My first memory of a boiled egg hit me in the face this morning. It was like happiness raining all over me. I remember my mother calling me to come to the kitchen and as I walked in she rolled an egg towards me. As it rolled towards me I was so anxious, I thought it was going to break and spread its oily slimy consistency all over the floor and then she would be sad and cross at having to clean it up. BUT miraculously it didn’t break and I thought she must be the most amazing person in the world for rolling it so gently. The look on my little face must have been priceless, a mixture of wonder; excitement; fear and incredulity – it was enough to send my mother into hysterics. Which only confused me more.
The smile on her face and the joy in her eyes when she revealed her secret to me was something I will treasure forever. A boiled egg rolling on the floor.

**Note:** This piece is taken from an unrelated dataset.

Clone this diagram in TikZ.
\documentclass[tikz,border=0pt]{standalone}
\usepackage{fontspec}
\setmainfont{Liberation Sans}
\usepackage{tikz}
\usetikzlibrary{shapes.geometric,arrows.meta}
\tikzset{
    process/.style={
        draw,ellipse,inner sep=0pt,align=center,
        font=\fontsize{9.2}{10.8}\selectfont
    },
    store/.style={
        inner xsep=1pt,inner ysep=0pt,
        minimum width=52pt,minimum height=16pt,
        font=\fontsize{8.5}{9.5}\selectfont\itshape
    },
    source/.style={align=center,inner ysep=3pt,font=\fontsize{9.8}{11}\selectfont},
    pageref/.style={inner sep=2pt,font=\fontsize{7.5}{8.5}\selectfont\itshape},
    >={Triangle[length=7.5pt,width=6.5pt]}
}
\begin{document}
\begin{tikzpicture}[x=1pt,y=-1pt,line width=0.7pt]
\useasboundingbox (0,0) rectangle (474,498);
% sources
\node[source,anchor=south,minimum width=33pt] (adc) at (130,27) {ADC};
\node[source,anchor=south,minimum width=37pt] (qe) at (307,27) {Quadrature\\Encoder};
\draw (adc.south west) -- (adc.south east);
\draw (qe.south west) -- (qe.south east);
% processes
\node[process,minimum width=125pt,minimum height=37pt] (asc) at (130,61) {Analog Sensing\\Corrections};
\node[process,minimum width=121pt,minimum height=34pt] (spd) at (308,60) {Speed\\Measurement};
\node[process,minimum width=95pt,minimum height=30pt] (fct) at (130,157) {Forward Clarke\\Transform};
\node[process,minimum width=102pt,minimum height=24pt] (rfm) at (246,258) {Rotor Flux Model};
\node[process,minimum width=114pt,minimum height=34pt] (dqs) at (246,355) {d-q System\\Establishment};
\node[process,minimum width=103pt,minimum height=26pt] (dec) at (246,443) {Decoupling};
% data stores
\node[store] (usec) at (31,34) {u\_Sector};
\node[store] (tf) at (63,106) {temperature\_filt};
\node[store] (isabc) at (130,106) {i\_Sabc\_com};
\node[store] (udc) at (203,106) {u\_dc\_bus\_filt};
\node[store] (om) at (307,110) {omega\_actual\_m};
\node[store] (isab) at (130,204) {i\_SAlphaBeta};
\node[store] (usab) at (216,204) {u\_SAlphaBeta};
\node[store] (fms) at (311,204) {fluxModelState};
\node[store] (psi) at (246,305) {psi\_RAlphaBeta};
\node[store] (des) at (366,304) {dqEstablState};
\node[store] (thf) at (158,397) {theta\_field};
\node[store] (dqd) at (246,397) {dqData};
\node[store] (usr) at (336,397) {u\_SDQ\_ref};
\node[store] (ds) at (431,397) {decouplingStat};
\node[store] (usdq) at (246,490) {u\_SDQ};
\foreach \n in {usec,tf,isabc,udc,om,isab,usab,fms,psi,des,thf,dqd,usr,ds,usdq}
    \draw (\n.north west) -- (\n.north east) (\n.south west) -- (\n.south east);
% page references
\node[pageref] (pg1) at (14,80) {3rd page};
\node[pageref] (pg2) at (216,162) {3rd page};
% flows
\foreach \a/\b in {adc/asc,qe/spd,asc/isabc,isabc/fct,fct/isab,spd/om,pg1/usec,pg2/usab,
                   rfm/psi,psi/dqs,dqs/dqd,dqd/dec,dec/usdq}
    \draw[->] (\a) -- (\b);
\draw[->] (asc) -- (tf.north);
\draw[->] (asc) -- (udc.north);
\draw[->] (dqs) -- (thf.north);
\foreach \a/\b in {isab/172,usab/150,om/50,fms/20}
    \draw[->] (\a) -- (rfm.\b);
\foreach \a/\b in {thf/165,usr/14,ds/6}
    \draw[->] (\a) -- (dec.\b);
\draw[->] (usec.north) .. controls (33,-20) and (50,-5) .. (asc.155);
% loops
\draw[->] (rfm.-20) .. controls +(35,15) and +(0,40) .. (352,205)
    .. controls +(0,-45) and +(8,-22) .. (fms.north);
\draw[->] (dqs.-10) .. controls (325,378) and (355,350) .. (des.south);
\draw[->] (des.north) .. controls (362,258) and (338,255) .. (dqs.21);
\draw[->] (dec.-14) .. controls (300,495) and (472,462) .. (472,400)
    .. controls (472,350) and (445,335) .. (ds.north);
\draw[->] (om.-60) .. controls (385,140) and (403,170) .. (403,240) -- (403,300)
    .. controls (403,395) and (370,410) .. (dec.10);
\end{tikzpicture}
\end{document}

Just that, but it was enough to make us feel like the happiest family in the world.
That recollection makes me realise that life is full of the simplest most incredible moments. My mother taught me to look for wonder in the most mundane things. She is one of the most wonderful women I know. She is someone who inspires me daily, if I can be a fraction of the mother she is to me then I will be a great mother to my children (when they appear in my life;).
However my mother is not without her flaws. She is a veteran of hard knocks and terrible decision making. I don’t see these flaws as something that detracts from her, because they have shaped the woman who is my mother and who has instilled in me the values I have in life. However these decision making flaws she has has taught me about decision making in my life and I have vowed never to compromise myself for a man. You see, my mother gave up her dream job for a man. She regrets this decision to this day. That decision did ultimately result in me, which she does not regret in the least, but perhaps she would have had me anyway…who knows. This one terrible decision she made had a knock on effect in her life and to this day she doubts all her choices in life, so that deciding what colour curtains to buy becomes a disproportionately huge decision in her life because she is afraid of making the wrong decision.

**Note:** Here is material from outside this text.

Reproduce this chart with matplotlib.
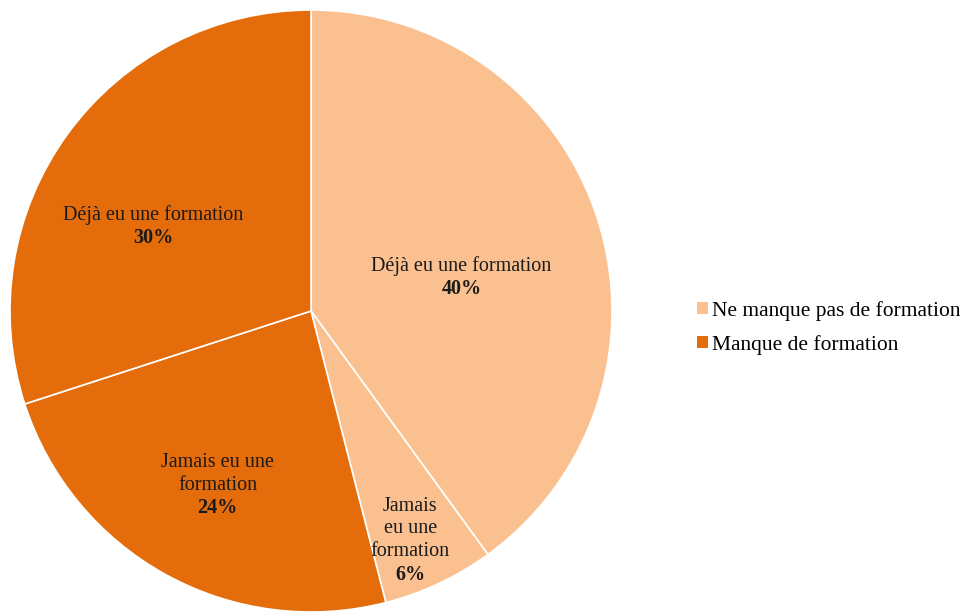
import matplotlib.pyplot as plt
from matplotlib.patches import Patch

plt.rcParams['font.family'] = ['Liberation Serif', 'DejaVu Serif']

# slices clockwise from the top
slice_names = ["Déjà eu une formation", "Jamais\neu une\nformation",
               "Jamais eu une\nformation", "Déjà eu une formation"]
slice_values = [40, 6, 24, 30]
slice_groups = [0, 0, 1, 1]

group_names = ["Ne manque pas de formation", "Manque de formation"]
group_colors = ["#FAC090", "#E46C0A"]

# label block centres (data coords, pie radius = 1)
label_pos = [(0.50, 0.11), (0.33, -0.762), (-0.31, -0.58), (-0.525, 0.28)]
LINE_H = 22.8 / 301

fig = plt.figure(figsize=(9.71, 6.14), dpi=100)
ax = fig.add_axes([10 / 971, 2 / 614, 602 / 971, 602 / 614])

colors = [group_colors[g] for g in slice_groups]
ax.pie(slice_values, colors=colors, startangle=90, counterclock=False,
       radius=1, wedgeprops=dict(edgecolor="white", linewidth=1.2))
ax.set_xlim(-1, 1)
ax.set_ylim(-1, 1)
ax.set_aspect("equal")

for name, val, (x, y) in zip(slice_names, slice_values, label_pos):
    lines = name.split("\n") + [f"{val}%"]
    n = len(lines)
    for i, line in enumerate(lines):
        yy = y + (n / 2 - i - 0.5) * LINE_H
        ax.text(x, yy, line, ha="center", va="center", fontsize=14.5,
                color="#1a1a1a",
                fontweight="bold" if i == n - 1 else "normal")

handles = [Patch(facecolor=c, edgecolor="none") for c in group_colors]
fig.legend(handles, group_names, loc="center left",
           bbox_to_anchor=(697 / 971, 1 - 328 / 614), frameon=False,
           fontsize=15.5, handlelength=0.5, handleheight=0.5,
           handletextpad=0.2, labelspacing=0.65, borderpad=0, borderaxespad=0)

fig.savefig("out.png", dpi=100)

I don’t want that for my life. And as much as she has failed in certain aspects of her life she has tried so hard to instill in me the value of believing in yourself. To follow your instincts and not to let other people walk all over you. She teaches me these lessons over and over again. So that now I refuse to be trampled on and I will not stand by and let other people be trodden all over by others. My mother taught me to stand up for myself and others. I am young and I do still make mistakes and sometimes I do compromise myself, but I try so hard to live by these lessons and to feel as little regret as possible. with the words she uses and her daily actions my mother is an inspiration to me.

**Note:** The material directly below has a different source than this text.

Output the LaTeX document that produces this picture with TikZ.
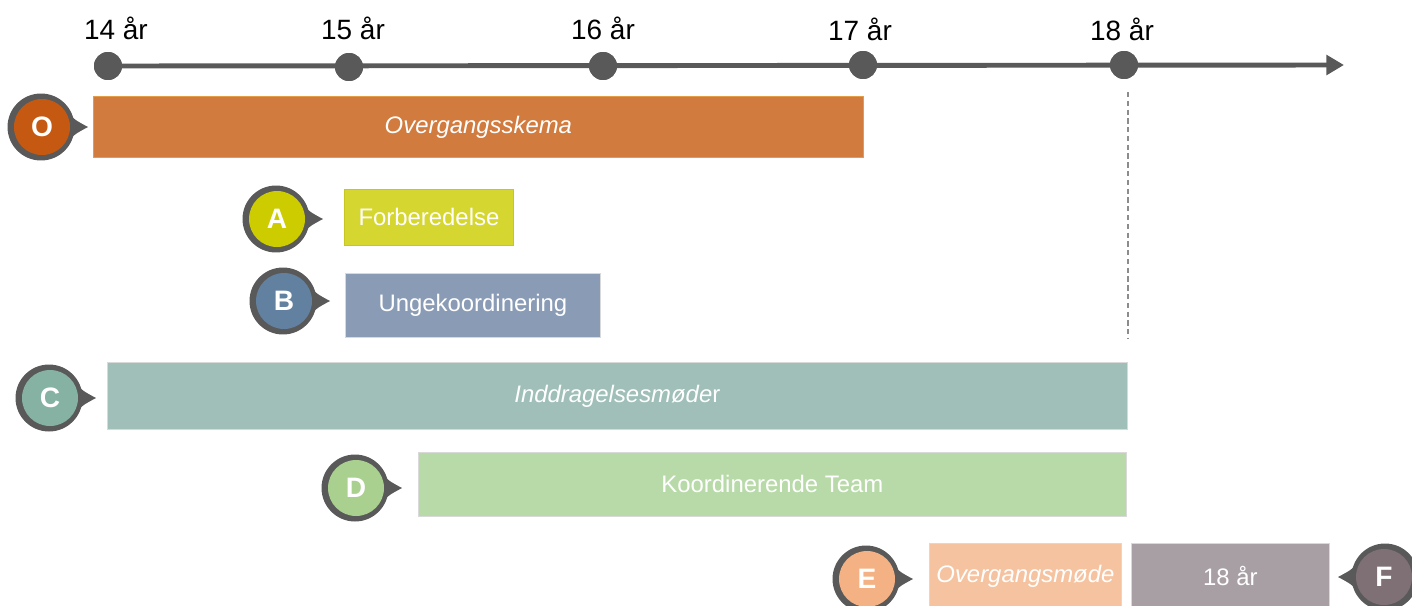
\documentclass[tikz,border=0pt]{standalone}
\usepackage{fontspec}
\setmainfont{Liberation Sans}
\usetikzlibrary{arrows.meta}
\definecolor{axisgray}{HTML}{595959}
\definecolor{dashgray}{HTML}{8C8C8C}
\definecolor{barO}{HTML}{D17B3F}
\definecolor{barOb}{HTML}{E39C48}
\definecolor{barA}{HTML}{D6D630}
\definecolor{barAb}{HTML}{C8C620}
\definecolor{barB}{HTML}{8A9BB5}
\definecolor{barC}{HTML}{9FBFB8}
\definecolor{barD}{HTML}{B8DAA8}
\definecolor{barE}{HTML}{F6C3A0}
\definecolor{barF}{HTML}{A89FA4}
\definecolor{dotO}{HTML}{C65911}
\definecolor{dotA}{HTML}{CCCC00}
\definecolor{dotB}{HTML}{62809F}
\definecolor{dotC}{HTML}{86B2A3}
\definecolor{dotD}{HTML}{A9D08E}
\definecolor{dotE}{HTML}{F4B183}
\definecolor{dotF}{HTML}{7F7076}
\tikzset{
  tick/.style={circle, fill=axisgray, minimum size=0.56cm, inner sep=0pt},
  yearlbl/.style={font=\fontsize{15.9}{18}\selectfont, text=black, inner sep=0pt},
  axisline/.style={draw=axisgray, line width=2.8pt, -{Triangle[length=10pt,width=11pt]}},
  bar/.style={anchor=north west, inner sep=0pt, text=white, font=\fontsize{13.6}{16}\selectfont, draw=white!85!black, line width=0.5pt},
  letterdot/.style={circle, inner sep=0pt, minimum size=1.12cm, text=white, font=\fontsize{16}{18}\selectfont\bfseries},
  ring/.style={fill=axisgray},
}
\newcommand\mycallout[6]{%
  \fill[ring] (#2+#6*24,#3-20) .. controls (#2+#6*32,#3-8) .. (#2+#6*47,#3)
     .. controls (#2+#6*32,#3+8) .. (#2+#6*24,#3+20) -- cycle;
  \fill[ring] (#2,#3) circle[radius=0.67cm];
  \node[letterdot, fill=#4] (#1) at (#2+#6*1,#3) {#5};
}
\begin{document}
\begin{tikzpicture}[x=0.02cm,y=-0.02cm]
\useasboundingbox (0,0) rectangle (1412,605);
\clip (0,0) rectangle (1412,605);
% timeline
\node[tick] (t14) at (108,66) {};
\node[tick] (t15) at (349,67) {};
\node[tick] (t16) at (603,66) {};
\node[tick] (t17) at (863,65) {};
\node[tick] (t18) at (1124,65) {};
\coordinate (tend) at (1344,65);
\draw[axisline] (t14.center) -- (tend);
\node[tick] at (t14) {};
\node[tick] at (t15) {};
\node[tick] at (t16) {};
\node[tick] at (t17) {};
\node[tick] at (t18) {};
\node[yearlbl] (l14) at (116,28) {14 år};
\node[yearlbl] (l15) at (353,28) {15 år};
\node[yearlbl] (l16) at (603,28) {16 år};
\node[yearlbl] (l17) at (860,29) {17 år};
\node[yearlbl] (l18) at (1122,29) {18 år};
% dashed marker
\coordinate (d1) at (1128,92);
\coordinate (d2) at (1128,338);
\draw[dashgray, line width=0.6pt, dash pattern=on 3pt off 2pt] (d1) -- (d2);
% bars
\node[bar, fill=barO, draw=barOb, minimum width=15.4cm, minimum height=1.22cm] (bO) at (93,96) {\itshape Overgangsskema};
\node[bar, fill=barA, draw=barAb, minimum width=3.38cm, minimum height=1.12cm] (bA) at (344,189) {Forberedelse};
\node[bar, fill=barB, minimum width=5.10cm, minimum height=1.28cm] (bB) at (345,273) {Ungekoordinering};
\node[bar, fill=barC, minimum width=20.4cm, minimum height=1.34cm] (bC) at (107,362) {{\itshape Inddragelsesmøde}r};
\node[bar, fill=barD, minimum width=14.16cm, minimum height=1.28cm] (bD) at (418,452) {Koordinerende Team};
\node[bar, fill=barE, minimum width=3.84cm, minimum height=1.32cm] (bE) at (929,543) {\itshape Overgangsmøde};
\node[bar, fill=barF, minimum width=3.96cm, minimum height=1.32cm] (bF) at (1131,543) {18 år};
% callouts
\mycallout{cO}{41}{127}{dotO}{O}{1}
\mycallout{cA}{276}{219}{dotA}{A}{1}
\mycallout{cB}{283}{301}{dotB}{B}{1}
\mycallout{cC}{49}{398}{dotC}{C}{1}
\mycallout{cD}{355}{488}{dotD}{D}{1}
\mycallout{cE}{866}{579}{dotE}{E}{1}
\mycallout{cF}{1385}{577}{dotF}{F}{-1}
\end{tikzpicture}
\end{document}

My mother is not perfect, but she is just like that boiled egg to me – fragile and hard simultaneously – a wonder. She makes me smile and she is one of my closest confidants in life. She knows me inside out and sometimes her words are painful and cutting, but I know that they are embedded in love and a desire to see me succeed where she could not. The world is teeming with remarkable women who do selfless acts everyday to make sure that their children grow up to be people who can make a difference. These women deserve more recognition and respect. Women need more respect. One of the most important lessons my mother ever taught me was that words are powerful. The language that we use has the ability to influence the people around us. She was disgusted one day when I came home from a play date at a friends house and I asked if our girl was coming in the next day as I wanted to give her something I had made at pre-school. Now I had never heard my mother refer to Hilda, our helper, as the girl, nor would I ever hear her say it, but it had been used at my friends house to refer to their helper and being very young I thought it was ok. My mother sat me down and asked me if I thought that Hilda was an adult or a young child? I said an adult. Then she asked me why I had thought it was ok that I had called her a girl. This made me think. It still makes me think. Our language has the power to change political thought or to enforce a narrow and dangerous world view. So when I hear racist, homophobic or anti-feminist jokes being told by intelligent people, I make it known that their language is entrenching a view point that is flawed and perpetuates inequality. My mother was never afraid to make herself unpopular by saying these things to people and because of her and other very strong women in my life I too speak out.
I challenge every woman who reads this blog to be a hard boiled egg – someone who has been transformed by tremendous heat and struggle into something better, someone who is fragile yet able to be rolled on the floor and come away unscathed. Be a good egg in this life.